The federal adjudicative guidelines used to evaluate clearance applicants list any arrest or conviction as a potentially disqualifying condition under Guideline J for criminal conduct. Notably, the guidelines list obtaining favorable treatment such as deferred adjudication as something that does not mitigate the concern. What does help is demonstrating successful rehabilitation: the passage of time without further criminal conduct, compliance with probation terms, and evidence of changed behavior.6Office of the Director of National Intelligence. Security Executive Agent Directive 4 National Security Adjudicative Guidelines A deferred adjudication does not automatically disqualify you, but adjudicators will scrutinize the circumstances closely under what is called the “whole-person concept.”

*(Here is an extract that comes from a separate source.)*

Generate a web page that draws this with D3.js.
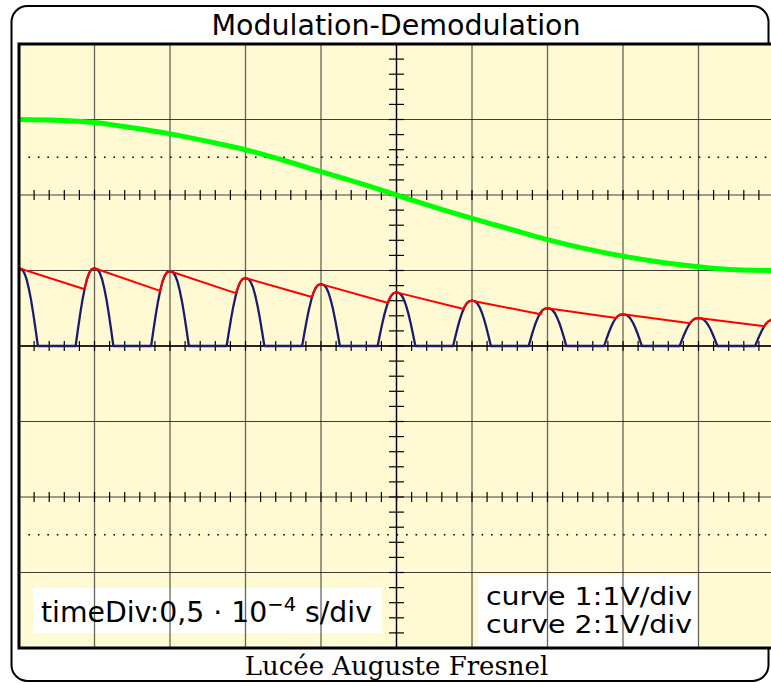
<!DOCTYPE html>
<html><head><meta charset="utf-8">
<script src="https://cdn.jsdelivr.net/npm/d3@7"></script>
<style>html,body{margin:0;padding:0;background:#fff;overflow:hidden}</style>
</head><body>
<svg id="chart" width="771" height="683"></svg>
<script>
// ---- data (in screen divisions) ----
const title = "Modulation-Demodulation";
const footer = "Lucée Auguste Fresnel";
const timeLabel = ["timeDiv:0,5 · 10", "−4", " s/div"];
const curveLabels = ["curve 1:1V/div", "curve 2:1V/div"];

// green: modulating signal, sampled every 0.5 div
const greenX = [0,0.5,1,1.5,2,2.5,3,3.5,4,4.5,5,5.5,6,6.5,7,7.5,8,8.5,9,9.5,10];
const greenY = [3.0,2.99,2.96,2.89,2.81,2.71,2.6,2.46,2.31,2.16,2.0,1.84,1.69,1.55,1.41,1.29,1.19,1.11,1.05,1.01,1.0];

// blue: rectified modulated carrier – arch peaks
const peakX = [0,1,2,3,4,5,6,7,8,9,10];
const peakY = [1.03,1.03,0.99,0.90,0.82,0.71,0.60,0.50,0.42,0.37,0.35];
// arch profile (offset from peak, relative height)
const archOffset = [-0.25,-0.22,-0.19,-0.16,-0.13,-0.10,-0.07,-0.04,0,0.04,0.07,0.10,0.13,0.16,0.19,0.22,0.25];
const archShape  = [0,0.21,0.41,0.59,0.74,0.86,0.94,0.985,1,0.985,0.94,0.86,0.74,0.59,0.41,0.21,0];

// red: envelope detector – points where decay meets the next rising arch
const catchX = [0.86,1.87,2.87,3.88,4.89,5.89,6.91,7.91,8.89,9.85];
const catchY = [0.755,0.73,0.70,0.65,0.57,0.49,0.42,0.37,0.30,0.265];

// ---- layout ----
const svg = d3.select("#chart");
const x = d3.scaleLinear().domain([0,10]).range([19,774]);
const y = d3.scaleLinear().domain([-4,4]).range([648,44]);

// frame
svg.append("rect").attr("x",11.5).attr("y",6).attr("width",757).attr("height",675)
  .attr("rx",16).attr("fill","#fff").attr("stroke","#000").attr("stroke-width",2);

svg.append("text").attr("x",396).attr("y",35).attr("text-anchor","middle")
  .attr("font-family","DejaVu Sans").attr("font-size",28.5).attr("fill","#000").text(title);
svg.append("text").attr("x",396.5).attr("y",675).attr("text-anchor","middle")
  .attr("font-family","DejaVu Serif").attr("font-size",26).attr("fill","#000").text(footer);

// screen
svg.append("rect").attr("x",x(0)).attr("y",y(4)).attr("width",x(10)-x(0)).attr("height",y(-4)-y(4))
  .attr("fill","#fffad4");

// label boxes
svg.append("rect").attr("x",33).attr("y",588).attr("width",349).attr("height",45).attr("fill","#fff");
svg.append("rect").attr("x",478).attr("y",575).attr("width",220).attr("height",73).attr("fill","#fff");

const tl = svg.append("text").attr("x",41).attr("y",622).attr("font-family","DejaVu Sans")
  .attr("font-size",28.3).attr("fill","#000");
tl.append("tspan").text(timeLabel[0]);
tl.append("tspan").attr("font-size",19.5).attr("dy",-11).text(timeLabel[1]);
tl.append("tspan").attr("dy",11).text(timeLabel[2]);

curveLabels.forEach((t,i)=>{
  svg.append("text").attr("x",486).attr("y",605+i*28).attr("font-family","DejaVu Sans")
    .attr("font-size",24).attr("textLength",206).attr("lengthAdjust","spacingAndGlyphs")
    .attr("fill","#000").text(t);
});

// grid
const g = svg.append("g");
g.selectAll(".vg").data(d3.range(1,10)).join("line")
  .attr("x1",d=>x(d)).attr("x2",d=>x(d)).attr("y1",y(4)).attr("y2",y(-4))
  .attr("stroke","#000").attr("stroke-opacity",0.6).attr("stroke-width",1.3);
g.selectAll(".hg").data(d3.range(-3,4)).join("line")
  .attr("x1",x(0)).attr("x2",x(10)).attr("y1",d=>y(d)).attr("y2",d=>y(d))
  .attr("stroke","#000").attr("stroke-opacity",0.75).attr("stroke-width",1.2);
// dotted lines
g.selectAll(".dl").data([2.5,-2.5]).join("line")
  .attr("x1",x(0.125)).attr("x2",x(10)).attr("y1",d=>y(d)).attr("y2",d=>y(d))
  .attr("stroke","#000").attr("stroke-width",1.6).attr("stroke-dasharray","1.6 7.84");
// center axes
g.append("line").attr("x1",x(5)).attr("x2",x(5)).attr("y1",y(4)).attr("y2",y(-4))
  .attr("stroke","#000").attr("stroke-width",1.3);
g.append("line").attr("x1",x(0)).attr("x2",x(10)).attr("y1",y(0)).attr("y2",y(0))
  .attr("stroke","#000").attr("stroke-width",1.3);
// ticks on vertical axis
const vt = d3.range(-4,4.001,0.2);
g.selectAll(".vt").data(vt).join("line")
  .attr("x1",x(5)-7.5).attr("x2",x(5)+7.5).attr("y1",d=>y(d)).attr("y2",d=>y(d))
  .attr("stroke","#000").attr("stroke-width",1.2);
// ticks on horizontal axes
const ht = d3.range(0,10.001,0.2);
[0,2,-2].forEach(lev=>{
  g.selectAll(null).data(ht).join("line")
    .attr("x1",d=>x(d)).attr("x2",d=>x(d)).attr("y1",y(lev)-5).attr("y2",y(lev)+5)
    .attr("stroke","#000").attr("stroke-width",1.2);
});

// curves
const clip = svg.append("clipPath").attr("id","scr").append("rect")
  .attr("x",x(0)).attr("y",y(4)).attr("width",x(10)-x(0)).attr("height",y(-4)-y(4));
const curves = svg.append("g").attr("clip-path","url(#scr)");

const line = d3.line().x(d=>x(d[0])).y(d=>y(d[1]));

curves.append("path").datum(greenX.map((d,i)=>[d,greenY[i]]))
  .attr("d",line.curve(d3.curveMonotoneX)).attr("fill","none")
  .attr("stroke","#00ff00").attr("stroke-width",5);

// blue points
const arch = k => archOffset.map((o,j)=>[peakX[k]+o, peakY[k]*archShape[j]]);
let blue = [];
peakX.forEach((p,k)=>{ arch(k).forEach(pt=>{ if(pt[0]>=0) blue.push(pt); }); });
curves.append("path").datum(blue)
  .attr("d",d3.line().x(d=>x(d[0])).y(d=>y(d[1]))).attr("fill","none")
  .attr("stroke","#1c1c6c").attr("stroke-width",2.3).attr("stroke-linejoin","round");

// red points
let red = [[peakX[0],peakY[0]]];
catchX.forEach((cx,k)=>{
  red.push([cx,catchY[k]]);
  arch(k+1).forEach(pt=>{ if(pt[0]>cx && pt[0]<=peakX[k+1]) red.push(pt); });
});
curves.append("path").datum(red)
  .attr("d",d3.line().x(d=>x(d[0])).y(d=>y(d[1]))).attr("fill","none")
  .attr("stroke","#ff0000").attr("stroke-width",2).attr("stroke-linejoin","round");

// screen border
svg.append("rect").attr("x",x(0)).attr("y",y(4)).attr("width",x(10)-x(0)).attr("height",y(-4)-y(4))
  .attr("fill","none").attr("stroke","#000").attr("stroke-width",3);
</script>
</body></html>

This is the area where deferred adjudication can cause the most serious and irreversible harm. Federal immigration law uses its own definition of “conviction” under the Immigration and Nationality Act, and that definition is broader than what most people expect. Under 8 U.S.C. § 1101(a)(48), a conviction exists for immigration purposes when there is a formal judgment of guilt or when adjudication has been withheld, provided the person entered a guilty plea or plea of no contest and some form of punishment or restraint was imposed.7Office of the Law Revision Counsel. United States Code Title 8 – Section 1101 Definitions
Because deferred adjudication involves a guilty plea followed by court-supervised probation, it can qualify as a conviction under federal immigration law even though your state court never entered a judgment of conviction. Depending on the underlying offense, this can trigger inadmissibility, make a non-citizen ineligible for relief from removal, or even lead to mandatory detention. A misdemeanor drug possession charge that seems minor in the criminal justice context can be devastating in immigration proceedings. If you are not a U.S. citizen, getting competent immigration advice before entering any plea is essential, because the consequences may be impossible to undo after the fact.
Federal law prohibits anyone convicted of a crime punishable by more than one year of imprisonment from possessing or purchasing a firearm. Because deferred adjudication typically does not result in a formal conviction, it may not trigger this federal prohibition once successfully completed. However, while you are under indictment for a felony, federal law separately prohibits you from shipping, transporting, or receiving firearms.8Office of the Law Revision Counsel. United States Code Title 18 – Section 922 State laws add their own restrictions, and some states treat a guilty plea during deferred adjudication as sufficient to trigger firearms disabilities. The interaction between your plea, your state’s laws, and federal law makes this an area where getting case-specific legal advice matters.
The single most effective way to reduce the employment impact of deferred adjudication is to get the record sealed or obtain a nondisclosure order. These legal mechanisms suppress the record from public view so that private employers and commercial screening companies cannot access it. Once a record is sealed, you generally do not have to disclose the offense on most job applications.
Eligibility and procedures vary widely. Common requirements include successfully completing probation, paying all fines, court costs, and restitution, and then waiting a specified period before you can petition the court. Waiting periods often differ based on offense severity: many jurisdictions impose longer waits for felonies than for misdemeanors, and some misdemeanors have no waiting period at all. Certain offenses are permanently ineligible for sealing, particularly those involving violence, sex offenses, and crimes against children.
Sealing has limits. Government agencies, law enforcement, and certain regulatory bodies can typically still access sealed records. If you are applying for a government position, a role requiring a security clearance, or a position at an FDIC-insured bank, a sealed record will still be visible to the relevant agency. Filing fees for sealing petitions vary by jurisdiction, and hiring an attorney to handle the petition adds to the cost, with legal fees ranging from a few hundred to several thousand dollars depending on the complexity of the case.
If you completed deferred adjudication and have not looked into sealing, it is worth checking your eligibility. For many people, the filing process is straightforward and the employment benefits are substantial. The longer you wait after completing probation, the stronger your petition typically becomes.